Step 1: Basic Cue Training Without the Device

Before introducing the device, teach the pet the foundation behavior using manual positive reinforcement. For example, lure a dog into a sit, reward immediately, and then add the verbal cue “sit.” Once the pet reliably sits on the spoken cue in a quiet room, you can add the device. This ensures the pet understands the behavior before relying on the device for feedback.

Step 2: Introduce the Device as a Reward Dispenser

Initially, use the device only to deliver treats after the correct behavior, while you still give the verbal cue yourself. This helps the pet associate the device’s sound (the treat falling) with the reward. Over several sessions, reduce your own treat delivery and let the device take over, but continue to give the verbal cue. The device’s microphone should be trained to recognize your voice patterns through repeated use.

Step 3: Add Behavioral Criteria

Use the device to reinforce not just the cue but also the quality of behavior. For instance, only deliver a treat when the dog sits straight (not sloppy) or when the cat touches a target with its nose. This requires a camera with vision recognition in addition to voice, but some advanced devices now offer both.

Step 4: Generalize to Different Environments

Practice in different rooms, then outdoors (if the device can be used wirelessly). Gradually add distractions. If the device fails in noisy environments, revert to manual training in that context and later retry. The goal is for the pet to respond to the owner’s voice regardless of the device’s presence.

Future Directions in Voice Recognition for Pet Training

Research and development continue to push the boundaries. Several trends are likely to improve the technology and its application in animal behavior.

Multimodal Systems

Combining voice with computer vision and motion sensors allows devices to verify not just the command but also the pet’s posture and location. For example, a system could say “sit” and then wait until the dog’s hips touch the floor before dispensing reward. This removes the need for perfect timing by the owner and ensures the behavior is fully performed.

Species-Specific Acoustic Models

Researchers are exploring whether voice recognition can be adapted to understand dog barks or cat meows. While currently impractical for consumer devices, early studies show that machine learning can classify canine vocalizations into categories like “play” or “alert.” A future training device might respond to the pet’s own cues, allowing two-way communication.

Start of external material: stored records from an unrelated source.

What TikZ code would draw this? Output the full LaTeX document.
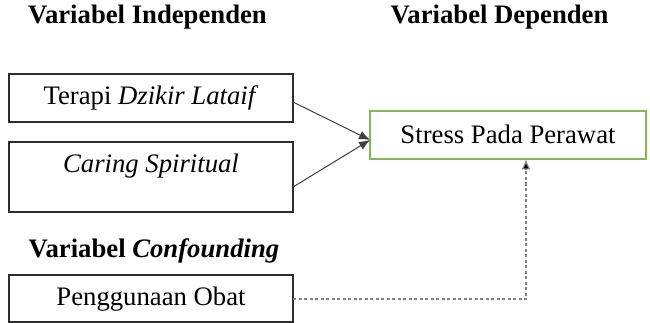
\documentclass[tikz,border=0pt]{standalone}
\usepackage{fontspec}
\setmainfont{Liberation Serif}
\usetikzlibrary{arrows.meta}
\definecolor{boxline}{RGB}{45,45,45}
\definecolor{leaf}{RGB}{130,185,85}
\definecolor{dotgray}{RGB}{130,130,130}
\begin{document}
\begin{tikzpicture}[x=1pt,y=-1pt,
  every node/.style={font=\fontsize{26.7}{30}\selectfont, inner sep=0pt, outer sep=0pt},
  varbox/.style={draw=boxline, line width=1.6pt, anchor=north west, minimum width=284pt, text height=18pt},
  head/.style={anchor=base, font=\fontsize{26.7}{30}\selectfont\bfseries},
  link/.style={draw=black!75, line width=1pt, -{Latex[length=11pt,width=9pt]}},
  dotlink/.style={draw=dotgray, line width=1.2pt, dash pattern=on 3pt off 2.5pt, -{Latex[length=10pt,width=9pt,fill=black]}}
]
\useasboundingbox (0,0) rectangle (650,323);
\fill[white] (0,0) rectangle (650,323);

\node[head] (hind) at (147.5,24) {Variabel Independen};
\node[head] (hdep) at (499.5,24) {Variabel Dependen};
\node[head] (hcon) at (154,257) {Variabel \textit{Confounding}};

\node[varbox, minimum height=48pt, text depth=5pt] (terapi) at (9,74) {Terapi \textit{Dzikir Lataif}};
\node[varbox, minimum height=70pt, text depth=26pt] (caring) at (9,142) {\textit{Caring Spiritual}};
\node[varbox, minimum height=47pt, text depth=5pt] (obat) at (9,275) {Penggunaan Obat};
\node[draw=leaf, line width=1.6pt, anchor=north west, minimum width=276pt, minimum height=48pt, text height=18pt, text depth=0pt] (stress) at (370,111) {Stress Pada Perawat};

\coordinate (tip) at (370,140);
\coordinate (dtip) at (526,159.5);
\coordinate (bend) at (526,299);

\draw[link] ([yshift=-4pt]terapi.east) -- (tip);
\draw[link] ([yshift=-10pt]caring.east) -- (tip);
\draw[dotlink] ([yshift=-0.5pt]obat.east) -- (bend) -- (dtip);
\end{tikzpicture}
\end{document}
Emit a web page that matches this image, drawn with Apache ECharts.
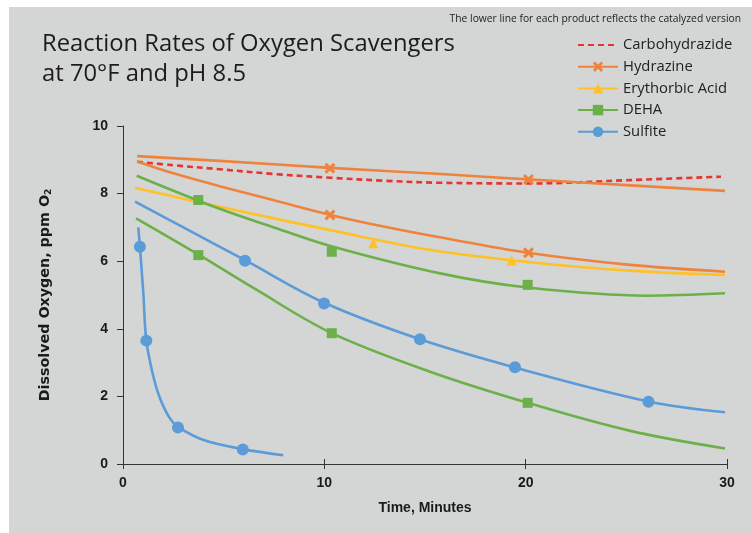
<!DOCTYPE html>
<html>
<head>
<meta charset="utf-8">
<script src="https://cdn.jsdelivr.net/npm/echarts@6/dist/echarts.min.js"></script>
<style>
html,body{margin:0;padding:0;background:#fff;width:752px;height:533px;overflow:hidden;}
#bg{position:absolute;left:9px;top:7px;right:0;bottom:0;background:#d3d6d5;}
#chart{position:absolute;left:0;top:0;width:752px;height:533px;}
</style>
</head>
<body>
<div id="bg"></div>
<div id="chart"></div>
<script>
// ---- data (time in minutes, dissolved O2 in ppm) ----
const xTicks = [0, 10, 20, 30];
const yTicks = [0, 2, 4, 6, 8, 10];
const legendNames = ['Carbohydrazide', 'Hydrazine', 'Erythorbic Acid', 'DEHA', 'Sulfite'];

// fitted curves
const carboCurve = [[0.7,8.94],[2.5,8.84],[4.8,8.72],[7.5,8.58],[10.3,8.47],[13,8.38],[15.8,8.32],[20.2,8.3],[25.2,8.4],[29.7,8.5]];
const hydrazineCurve = [[0.7,9.11],[5,8.96],[10.3,8.76],[15.8,8.58],[20.1,8.42],[25,8.25],[29.9,8.08]];
const hydrazineCatCurve = [[0.7,8.95],[2.5,8.6],[4.8,8.22],[7.5,7.8],[10.3,7.37],[13,7.02],[15.8,6.7],[20.1,6.25],[25.2,5.89],[29.9,5.69]];
const erythorbicCurve = [[0.6,8.17],[4.8,7.61],[10.3,6.92],[15.3,6.33],[20.2,5.97],[25.2,5.72],[29.9,5.59]];
const dehaCurve = [[0.68,8.53],[4.8,7.55],[7.5,7.0],[10.3,6.45],[15.75,5.64],[20.1,5.22],[26,4.98],[29.9,5.05]];
const dehaCatCurve = [[0.65,7.27],[3.74,6.2],[6.5,5.2],[10.37,3.87],[15.25,2.73],[20.1,1.81],[25.2,0.98],[29.9,0.46]];
const sulfiteCurve = [[0.6,7.76],[3,7.0],[6.06,6.03],[10,4.77],[14.75,3.69],[19.5,2.85],[26.1,1.85],[29.9,1.53]];
const sulfiteCatCurve = [[0.76,7.0],[0.84,6.43],[1.01,5.05],[1.16,3.65],[1.51,2.58],[1.84,1.94],[2.33,1.35],[2.75,1.09],[4.0,0.71],[5.95,0.44],[7.96,0.26]];

// measured points
const hydrazineMarks = [[10.28,8.75],[20.14,8.42]];
const hydrazineCatMarks = [[10.28,7.37],[20.14,6.25]];
const erythorbicMarks = [[12.43,6.53],[19.3,6.02]];
const dehaMarks = [[3.74,7.81],[10.37,6.28],[20.1,5.3]];
const dehaCatMarks = [[3.74,6.18],[10.37,3.87],[20.1,1.81]];
const sulfiteMarks = [[6.06,6.01],[9.99,4.75],[14.75,3.69],[19.47,2.86],[26.1,1.84]];
const sulfiteCatMarks = [[0.84,6.43],[1.16,3.65],[2.73,1.08],[5.95,0.43]];

// ---- styles ----
const C = {red:'#E8332F', orange:'#EF833D', yellow:'#FFC125', green:'#6CB04A', blue:'#5A9BD8'};
const X_SYM = 'path://M2,0 L5,3 L8,0 L10,2 L7,5 L10,8 L8,10 L5,7 L2,10 L0,8 L3,5 L0,2 Z';

function curve(name, data, color, symbol, dashed) {
  return {
    type: 'line', name: name, data: data, smooth: 0.35,
    symbol: symbol, showSymbol: false, silent: true, z: 2,
    lineStyle: {color: color, width: 2.6, type: dashed ? [6, 4] : 'solid'},
    itemStyle: {color: color}
  };
}
function marks(name, data, color, symbol, size) {
  return {
    type: 'scatter', name: name, data: data, symbol: symbol, symbolSize: size,
    silent: true, z: 3, itemStyle: {color: color, opacity: 1}
  };
}

const chart = echarts.init(document.getElementById('chart'), null, {renderer: 'canvas'});
chart.setOption({
  animation: false,
  backgroundColor: 'transparent',
  title: [
    {text: 'Reaction Rates of Oxygen Scavengers\nat 70°F and pH 8.5', left: 37, top: 24,
     textStyle: {fontFamily: 'Open Sans', fontSize: 23.8, fontWeight: 'normal', color: '#1c1c1c', lineHeight: 30}},
    {text: 'The lower line for each product reflects the catalyzed version', right: 6, top: 8,
     textStyle: {fontFamily: 'Open Sans', fontSize: 10.3, fontWeight: 'normal', color: '#222', lineHeight: 12}}
  ],
  legend: {
    orient: 'vertical', left: 572, top: 32, itemWidth: 40, itemHeight: 13, itemGap: 5.7,
    textStyle: {fontFamily: 'Open Sans', fontSize: 14.8, color: '#222', lineHeight: 16},
    data: [
      {name: legendNames[0], itemStyle: {opacity: 0, color: 'transparent', borderWidth: 0}},
      legendNames[1], legendNames[2], legendNames[3], legendNames[4]
    ]
  },
  grid: {left: 123, right: 25, top: 126, bottom: 69, containLabel: false},
  xAxis: [{
    type: 'value', min: xTicks[0], max: xTicks[xTicks.length - 1], interval: 10,
    name: 'Time, Minutes', nameLocation: 'middle', nameGap: 37,
    nameTextStyle: {fontFamily: 'Liberation Sans', fontWeight: 'bold', fontSize: 14, color: '#1a1a1a'},
    axisLine: {show: true, lineStyle: {color: '#333', width: 1}},
    axisTick: {show: true, length: 5, lineStyle: {color: '#333'}},
    axisLabel: {fontFamily: 'Liberation Sans', fontWeight: 'bold', fontSize: 14, color: '#1a1a1a', margin: 12},
    splitLine: {show: false}
  }, {
    type: 'value', position: 'bottom', min: xTicks[0], max: xTicks[xTicks.length - 1], interval: 10,
    axisLine: {show: false}, axisLabel: {show: false}, splitLine: {show: false},
    axisTick: {show: true, inside: true, length: 5, lineStyle: {color: '#333'}}
  }],
  yAxis: {
    type: 'value', min: yTicks[0], max: yTicks[yTicks.length - 1], interval: 2,
    name: 'Dissolved Oxygen, ppm O{sub|2}', nameLocation: 'middle', nameGap: 70, nameRotate: 90,
    nameTextStyle: {fontFamily: 'DejaVu Sans', fontWeight: 'bold', fontSize: 14.3, color: '#1a1a1a',
      rich: {sub: {fontFamily: 'DejaVu Sans', fontWeight: 'bold', fontSize: 9, color: '#1a1a1a', verticalAlign: 'bottom', padding: [6, 0, 0, 0]}}},
    axisLine: {show: true, lineStyle: {color: '#333', width: 1}},
    axisTick: {show: true, length: 6, lineStyle: {color: '#333'}},
    axisLabel: {fontFamily: 'Liberation Sans', fontWeight: 'bold', fontSize: 14, color: '#1a1a1a', margin: 15},
    splitLine: {show: false}
  },
  series: [
    curve('Carbohydrazide', carboCurve, C.red, 'none', true),
    curve('Hydrazine', hydrazineCurve, C.orange, X_SYM),
    curve('Erythorbic Acid', erythorbicCurve, C.yellow, 'triangle'),
    curve('DEHA', dehaCurve, C.green, 'rect'),
    curve('Sulfite', sulfiteCurve, C.blue, 'circle'),
    curve('Hydrazine catalyzed', hydrazineCatCurve, C.orange, X_SYM),
    curve('DEHA catalyzed', dehaCatCurve, C.green, 'rect'),
    curve('Sulfite catalyzed', sulfiteCatCurve, C.blue, 'circle'),
    marks('Hydrazine pts', hydrazineMarks, C.orange, X_SYM, 11),
    marks('Hydrazine cat pts', hydrazineCatMarks, C.orange, X_SYM, 11),
    marks('Erythorbic pts', erythorbicMarks, C.yellow, 'triangle', 10),
    marks('DEHA pts', dehaMarks, C.green, 'rect', 10),
    marks('DEHA cat pts', dehaCatMarks, C.green, 'rect', 10),
    marks('Sulfite pts', sulfiteMarks, C.blue, 'circle', 12),
    marks('Sulfite cat pts', sulfiteCatMarks, C.blue, 'circle', 12)
  ]
});
</script>
</body>
</html>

Edge AI and Low-Power Chips

Newer microcontrollers with integrated neural processing units can run speech models locally with low power consumption. This makes it feasible for battery-operated training collars and portable treat dispensers to offer voice recognition without requiring a Wi-Fi connection. The result will be more reliable and faster response times, even outdoors.

Personalized Training Algorithms

Devices will learn from the pet’s progress and adjust reinforcement schedules automatically. For example, if the pet is mastering “stay” quickly, the device might increase duration criteria or switch to intermittent rewards. This adaptive training could be guided by ongoing owner feedback through a smartphone.

A recent review in Frontiers in Veterinary Science discusses how human-animal interaction technologies are evolving, including the role of voice and sound. The literature emphasizes that technology should support, not replace, the owner’s bonding and observational skills.

Conclusion

Voice recognition technology offers promising benefits for pet training by providing consistent, immediate feedback and enhancing learning through personalized cues. By understanding the underlying science—from MFCC feature extraction to operant conditioning—owners can make informed decisions about when and how to use these devices. While voice-activated tools are not a complete replacement for traditional, hands-on training methods, they serve as valuable aids that can reduce the burden on the owner and improve the precision of reinforcement. As the technology matures, it will likely become even more seamless and adaptive, further integrating into the daily lives of pets and their people. The key is to use it thoughtfully, always prioritizing the pet’s welfare and the human-animal bond.